Kedua, sangat sulit bagi siapapun untuk menggusur dan menggantikan Soekarno sebagai simbol dari perjuangan nasional, termasuk kharisma dan perannya sebagai bagian terkemuka perjuangan pembebasan.
Segera setelah PKI dihancurkan dan kekuatan pendukung Soekarno dilumpuhkan, maka proses de-sukarnoisasi segera menyebar seperti penyakit menular. Soeharto, dengan bersikap tangan besi, mulai mengurangi aktivitas berpidato Bung Karno, melarang ajaran-ajaran beliu, dan bahkan mengucilkannya dari kehidupan politik.
Pada bulan Juli 1967, para panglima Kodam se-Jawa telah berkumpul dan membuat deklarasi yang dikenal dengan istilah tekad jogja, yaitu tekad para panglima Kodam se-jawa untuk menjalankan de-sukarnoisasi.
Pernah, dalam tahun 1984, ketika Nugroho Notosusanto menerbitkan buku pejuang dan prajurit, wajah Bung Karno tidak nampak dalam gambar pengibaran bendera merah putih saat proklamasi 17 Agustus 1945. Ini sangat ironis, seorang proklamator kemerdekaan bangsa, justru hendak dihapus dari buku-buku sejarah.
Kini, setelah banjir bah de-sukarnoisasi menyapu kesadaran rakyat selama puluhan tahun, perjuangan untuk mengembalikan ingatan menjadi sangat penting.
Sejarah penting disusun ulang, tidak perlu menunggu inisiatif negara dan elit politik. Dalam proses itu, saya menganggap penting untuk mulai menghapus istilah-istilah salah kaprah Soeharto seperti orde baru, kesaktian pancasila, pahlawan revolusi, dsb, dan memberinya label yang tepat.

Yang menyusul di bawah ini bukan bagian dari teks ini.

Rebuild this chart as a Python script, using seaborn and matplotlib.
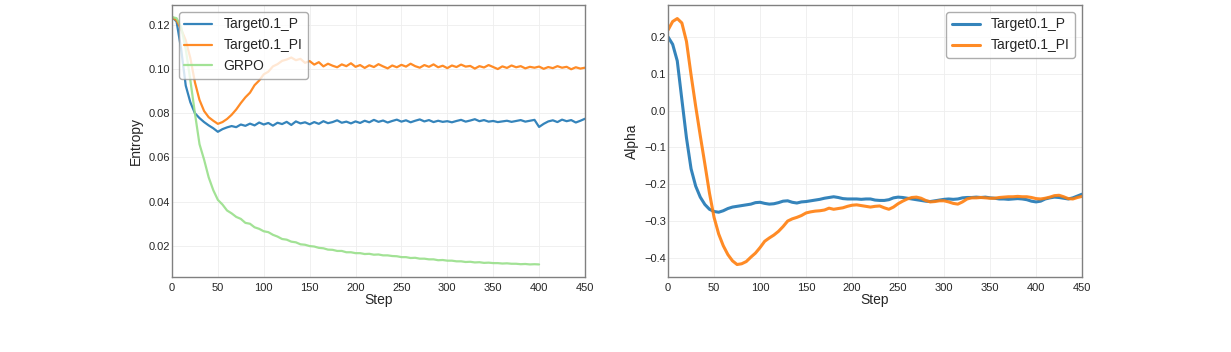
import numpy as np
import pandas as pd
import seaborn as sns
import matplotlib.pyplot as plt

# entropy curves, every 5 steps
steps = list(range(0, 455, 5))
grpo_steps = list(range(0, 405, 5))

entropy_p = [0.1235, 0.1215, 0.1090, 0.0925, 0.0850, 0.0800, 0.0778, 0.0760, 0.0745, 0.0732,
             0.0716, 0.0728, 0.0736, 0.0742, 0.0737, 0.0749, 0.0743, 0.0753, 0.0745, 0.0758,
             0.0749, 0.0756, 0.0744, 0.0757, 0.0751, 0.0761, 0.0747, 0.0763, 0.0754, 0.0759,
             0.0750, 0.0760, 0.0752, 0.0764, 0.0755, 0.0760, 0.0768, 0.0757, 0.0762, 0.0754,
             0.0763, 0.0756, 0.0766, 0.0759, 0.0770, 0.0761, 0.0767, 0.0758, 0.0765, 0.0771,
             0.0762, 0.0768, 0.0759, 0.0766, 0.0772, 0.0763, 0.0769, 0.0760, 0.0766, 0.0761,
             0.0764, 0.0759, 0.0765, 0.0770, 0.0762, 0.0767, 0.0773, 0.0764, 0.0769, 0.0762,
             0.0765, 0.0760, 0.0763, 0.0766, 0.0761, 0.0765, 0.0769, 0.0762, 0.0766, 0.0770,
             0.0738, 0.0752, 0.0763, 0.0768, 0.0760, 0.0771, 0.0764, 0.0769, 0.0758, 0.0766,
             0.0775]

entropy_pi = [0.1235, 0.1220, 0.1180, 0.1130, 0.1050, 0.0940, 0.0860, 0.0810, 0.0782, 0.0766,
              0.0752, 0.0760, 0.0774, 0.0793, 0.0817, 0.0846, 0.0872, 0.0893, 0.0927, 0.0948,
              0.0976, 0.0988, 0.1012, 0.1022, 0.1037, 0.1043, 0.1052, 0.1040, 0.1046, 0.1028,
              0.1036, 0.1020, 0.1031, 0.1012, 0.1024, 0.1015, 0.1008, 0.1021, 0.1013, 0.1026,
              0.1010, 0.1018, 0.1005, 0.1017, 0.1009, 0.1022, 0.1012, 0.1003, 0.1016, 0.1008,
              0.1019, 0.1011, 0.1024, 0.1013, 0.1006, 0.1018, 0.1010, 0.1021, 0.1008, 0.1015,
              0.1004, 0.1016, 0.1009, 0.1020, 0.1011, 0.1014, 0.1002, 0.1013, 0.1007, 0.1018,
              0.1009, 0.1000, 0.1012, 0.1005, 0.1016, 0.1008, 0.1013, 0.1003, 0.1010, 0.1006,
              0.1011, 0.1001, 0.1009, 0.1004, 0.1013, 0.1006, 0.1010, 0.0999, 0.1008, 0.1002,
              0.1006]

entropy_grpo = [0.1235, 0.1230, 0.1190, 0.1090, 0.0950, 0.0800, 0.0660, 0.0590, 0.0510, 0.0452,
                0.0408, 0.0387, 0.0360, 0.0347, 0.0331, 0.0322, 0.0304, 0.0300, 0.0284, 0.0277,
                0.0266, 0.0262, 0.0250, 0.0242, 0.0231, 0.0228, 0.0219, 0.0216, 0.0207, 0.0205,
                0.0199, 0.0197, 0.0191, 0.0189, 0.0183, 0.0182, 0.0177, 0.0177, 0.0171, 0.0171,
                0.0167, 0.0167, 0.0163, 0.0164, 0.0160, 0.0161, 0.0157, 0.0157, 0.0154, 0.0153,
                0.0149, 0.0149, 0.0145, 0.0146, 0.0142, 0.0142, 0.0139, 0.0139, 0.0135, 0.0136,
                0.0133, 0.0133, 0.0130, 0.0130, 0.0127, 0.0128, 0.0125, 0.0126, 0.0123, 0.0124,
                0.0122, 0.0122, 0.0120, 0.0121, 0.0119, 0.0119, 0.0117, 0.0118, 0.0116, 0.0117,
                0.0116]

# alpha curves, every 5 steps
alpha_p = [0.200, 0.180, 0.135, 0.030, -0.074, -0.158, -0.205, -0.235, -0.255, -0.268,
           -0.274, -0.276, -0.272, -0.266, -0.262, -0.260, -0.258, -0.256, -0.254, -0.250,
           -0.249, -0.252, -0.254, -0.253, -0.250, -0.246, -0.245, -0.249, -0.251, -0.248,
           -0.247, -0.245, -0.243, -0.241, -0.238, -0.236, -0.234, -0.236, -0.239, -0.240,
           -0.240, -0.240, -0.241, -0.240, -0.240, -0.243, -0.244, -0.244, -0.242, -0.237,
           -0.235, -0.236, -0.238, -0.240, -0.242, -0.244, -0.246, -0.247, -0.245, -0.243,
           -0.241, -0.240, -0.241, -0.240, -0.237, -0.236, -0.236, -0.235, -0.236, -0.235,
           -0.237, -0.238, -0.240, -0.240, -0.241, -0.240, -0.239, -0.240, -0.242, -0.246,
           -0.248, -0.246, -0.240, -0.237, -0.235, -0.236, -0.238, -0.240, -0.237, -0.232,
           -0.227]

alpha_pi = [0.219, 0.242, 0.250, 0.238, 0.188, 0.097, 0.012, -0.068, -0.145, -0.224,
            -0.290, -0.335, -0.367, -0.391, -0.408, -0.418, -0.416, -0.410, -0.398, -0.387,
            -0.372, -0.355, -0.346, -0.338, -0.328, -0.315, -0.300, -0.294, -0.290, -0.285,
            -0.278, -0.275, -0.273, -0.272, -0.270, -0.265, -0.268, -0.266, -0.264, -0.260,
            -0.257, -0.256, -0.258, -0.260, -0.262, -0.260, -0.259, -0.264, -0.268, -0.262,
            -0.253, -0.246, -0.240, -0.236, -0.235, -0.238, -0.244, -0.248, -0.247, -0.245,
            -0.245, -0.248, -0.252, -0.254, -0.248, -0.240, -0.237, -0.237, -0.236, -0.237,
            -0.238, -0.238, -0.236, -0.235, -0.234, -0.234, -0.233, -0.234, -0.234, -0.236,
            -0.239, -0.240, -0.238, -0.235, -0.231, -0.230, -0.234, -0.239, -0.240, -0.236,
            -0.233]

labels = ['Target0.1_P', 'Target0.1_PI', 'GRPO']
colors = ['#1f77b4', '#ff7f0e', '#98df8a']

sns.set_theme(style='whitegrid')
plt.rcParams['font.family'] = ['Liberation Sans', 'DejaVu Sans']

fig = plt.figure(figsize=(12.31, 3.52), dpi=100)
ax1 = fig.add_axes([0.1397, 0.213, 0.3355, 0.773])
ax2 = fig.add_axes([0.5427, 0.213, 0.3363, 0.773])

# left: entropy
sns.lineplot(x=steps, y=entropy_p, ax=ax1, color=colors[0], lw=1.6, alpha=0.9, label=labels[0])
sns.lineplot(x=steps, y=entropy_pi, ax=ax1, color=colors[1], lw=1.6, alpha=0.9, label=labels[1])
sns.lineplot(x=grpo_steps, y=entropy_grpo, ax=ax1, color=colors[2], lw=1.6, alpha=0.9, label=labels[2])
ax1.set_xlim(0, 450)
ax1.set_ylim(0.0059, 0.129)
ax1.set_yticks([0.02, 0.04, 0.06, 0.08, 0.10, 0.12])
ax1.set_ylabel('Entropy', fontsize=10)
ax1.legend(loc='upper left', fontsize=10, framealpha=0.8, edgecolor='#999999')

# right: alpha
sns.lineplot(x=steps, y=alpha_p, ax=ax2, color=colors[0], lw=2.2, alpha=0.9, label=labels[0])
sns.lineplot(x=steps, y=alpha_pi, ax=ax2, color=colors[1], lw=2.2, alpha=0.9, label=labels[1])
ax2.set_xlim(0, 450)
ax2.set_ylim(-0.452, 0.287)
ax2.set_ylabel('Alpha', fontsize=10)
ax2.legend(loc='upper right', fontsize=10, framealpha=0.8, edgecolor='#999999')

for ax in [ax1, ax2]:
    ax.set_xticks(range(0, 451, 50))
    ax.set_xlabel('Step', fontsize=10, labelpad=0)
    ax.tick_params(axis='both', labelsize=8, length=3, width=0.8, color='#555555', pad=1.5)
    ax.tick_params(axis='y', length=0)
    ax.grid(True, color='#eeeeee', lw=0.6)
    for s in ax.spines.values():
        s.set_color('#808080')
        s.set_linewidth(1.0)

plt.savefig('out.png', dpi=100)
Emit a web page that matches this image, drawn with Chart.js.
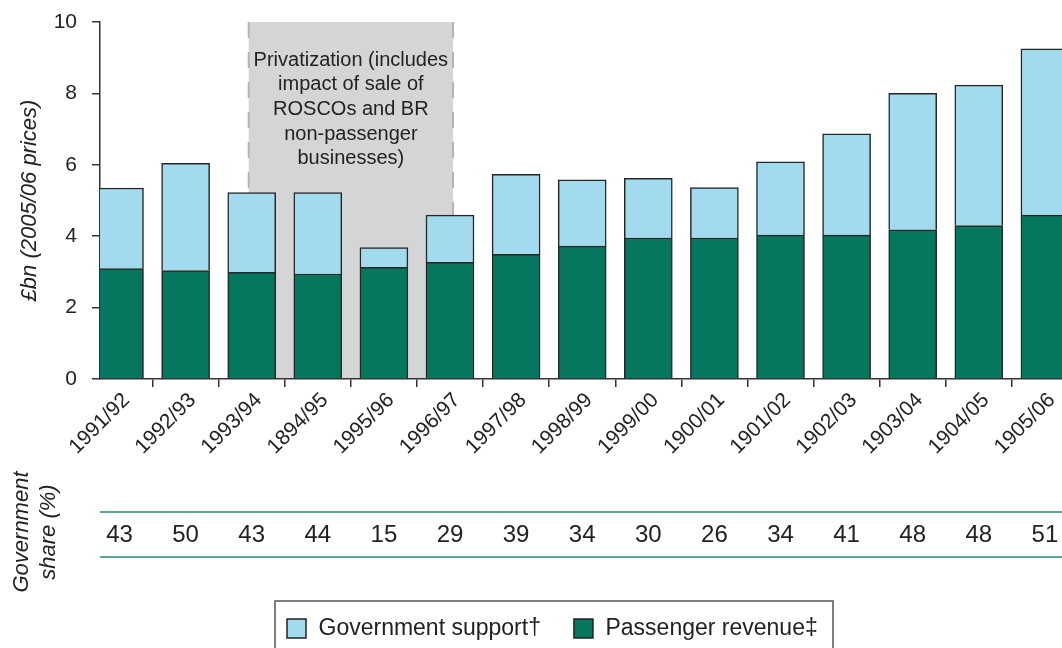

Karena itu, masa pemerintahan Soeharto selama 32 tahun jangan lagi disebut orde baru, karena Soeharto tidak membangun tatanan baru atau susunan masyarakat baru, malahan mengembalikan kolonialisme. Demikian pula dengan sebutan orde lama, harus disingkirkan jauh-jauh dari keidentikan dengan Soekarno.
Saya menganjurkan, kita sebaiknya menyebut masa pemerintahan Soeharto dengan rejim Soeharto saja atau rejim militeristik. Kata orde pembangunan pun harus dibuang jauh-jauh. Kita lebih pantas menyebutnya dengan orde national and character destruction. Kalau ditaruh dalam fase perjuangan bangsa Indonesia, maka masa pemerintahan Soeharto dapat dikatakan sebagai era kembalinya kolonialisme barat (rekolonialisme).